**PROMPT:** Copy the records below exactly, omitting any pictures they contain.

***** INFORMATION SHOWN

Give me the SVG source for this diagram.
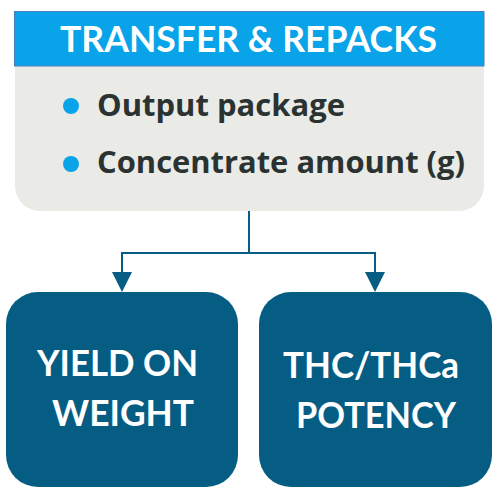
<svg xmlns="http://www.w3.org/2000/svg" width="499" height="487" viewBox="0 0 499 487">
<defs>
<style>
.t{font-family:Lato,"Open Sans","Liberation Sans",sans-serif;font-weight:700;}
.w{fill:#ffffff;font-size:37px;}
.d{fill:#2b3332;font-size:31px;font-family:"Open Sans",Lato,"Liberation Sans",sans-serif;}
.conn{fill:none;stroke:#065e85;stroke-width:2;}
.box{fill:#065d84;}
</style>
</defs>
<rect width="499" height="487" fill="#ffffff"/>
<g id="transfer">
<path d="M15,66 H484 V186 A25,25 0 0 1 459,211 H40 A25,25 0 0 1 15,186 Z" fill="#eaebe7"/>
<rect x="14.5" y="11.5" width="469.5" height="54.5" fill="#08a3e8" stroke="#4a7ebb" stroke-width="1"/>
<text class="t w" x="248.5" y="52" text-anchor="middle" textLength="377" lengthAdjust="spacingAndGlyphs">TRANSFER &amp; REPACKS</text>
<circle cx="71" cy="106" r="8" fill="#08a3e8"/>
<text class="t d" x="97" y="115.5" textLength="248" lengthAdjust="spacingAndGlyphs">Output package</text>
<circle cx="71" cy="164" r="8" fill="#08a3e8"/>
<text class="t d" x="97" y="173" textLength="368" lengthAdjust="spacingAndGlyphs">Concentrate amount (g)</text>
</g>
<g id="connectors">
<path class="conn" d="M249,211 V253 H122 V274"/>
<path class="conn" d="M249,253 H375 V274"/>
<path d="M112,272 L132,272 L122,292 Z" fill="#065e85"/>
<path d="M365,272 L385,272 L375,292 Z" fill="#065e85"/>
</g>
<g id="yield">
<rect class="box" x="6" y="292" width="232" height="195" rx="32" ry="32"/>
<text class="t w" x="117.5" y="376" text-anchor="middle" textLength="161" lengthAdjust="spacingAndGlyphs">YIELD ON</text>
<text class="t w" x="123" y="426" text-anchor="middle" textLength="142" lengthAdjust="spacingAndGlyphs">WEIGHT</text>
</g>
<g id="potency">
<rect class="box" x="259" y="292" width="233" height="195" rx="32" ry="32"/>
<text class="t w" x="371" y="378" text-anchor="middle" textLength="176" lengthAdjust="spacingAndGlyphs">THC/THCa</text>
<text class="t w" x="376" y="428" text-anchor="middle" textLength="160" lengthAdjust="spacingAndGlyphs">POTENCY</text>
</g>
</svg>
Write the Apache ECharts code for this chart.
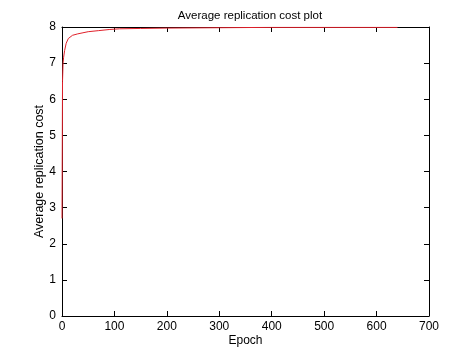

**********

**OUTPUT FOR THIS TASK:**
Give me the SVG source for this diagram.
<svg xmlns="http://www.w3.org/2000/svg" width="499" height="487" viewBox="0 0 499 487">
<defs>
<style>
.t{font-family:Lato,"Open Sans","Liberation Sans",sans-serif;font-weight:700;}
.w{fill:#ffffff;font-size:37px;}
.d{fill:#2b3332;font-size:31px;font-family:"Open Sans",Lato,"Liberation Sans",sans-serif;}
.conn{fill:none;stroke:#065e85;stroke-width:2;}
.box{fill:#065d84;}
</style>
</defs>
<rect width="499" height="487" fill="#ffffff"/>
<g id="transfer">
<path d="M15,66 H484 V186 A25,25 0 0 1 459,211 H40 A25,25 0 0 1 15,186 Z" fill="#eaebe7"/>
<rect x="14.5" y="11.5" width="469.5" height="54.5" fill="#08a3e8" stroke="#4a7ebb" stroke-width="1"/>
<text class="t w" x="248.5" y="52" text-anchor="middle" textLength="377" lengthAdjust="spacingAndGlyphs">TRANSFER &amp; REPACKS</text>
<circle cx="71" cy="106" r="8" fill="#08a3e8"/>
<text class="t d" x="97" y="115.5" textLength="248" lengthAdjust="spacingAndGlyphs">Output package</text>
<circle cx="71" cy="164" r="8" fill="#08a3e8"/>
<text class="t d" x="97" y="173" textLength="368" lengthAdjust="spacingAndGlyphs">Concentrate amount (g)</text>
</g>
<g id="connectors">
<path class="conn" d="M249,211 V253 H122 V274"/>
<path class="conn" d="M249,253 H375 V274"/>
<path d="M112,272 L132,272 L122,292 Z" fill="#065e85"/>
<path d="M365,272 L385,272 L375,292 Z" fill="#065e85"/>
</g>
<g id="yield">
<rect class="box" x="6" y="292" width="232" height="195" rx="32" ry="32"/>
<text class="t w" x="117.5" y="376" text-anchor="middle" textLength="161" lengthAdjust="spacingAndGlyphs">YIELD ON</text>
<text class="t w" x="123" y="426" text-anchor="middle" textLength="142" lengthAdjust="spacingAndGlyphs">WEIGHT</text>
</g>
<g id="potency">
<rect class="box" x="259" y="292" width="233" height="195" rx="32" ry="32"/>
<text class="t w" x="371" y="378" text-anchor="middle" textLength="176" lengthAdjust="spacingAndGlyphs">THC/THCa</text>
<text class="t w" x="376" y="428" text-anchor="middle" textLength="160" lengthAdjust="spacingAndGlyphs">POTENCY</text>
</g>
</svg>
Write the Apache ECharts code for this chart.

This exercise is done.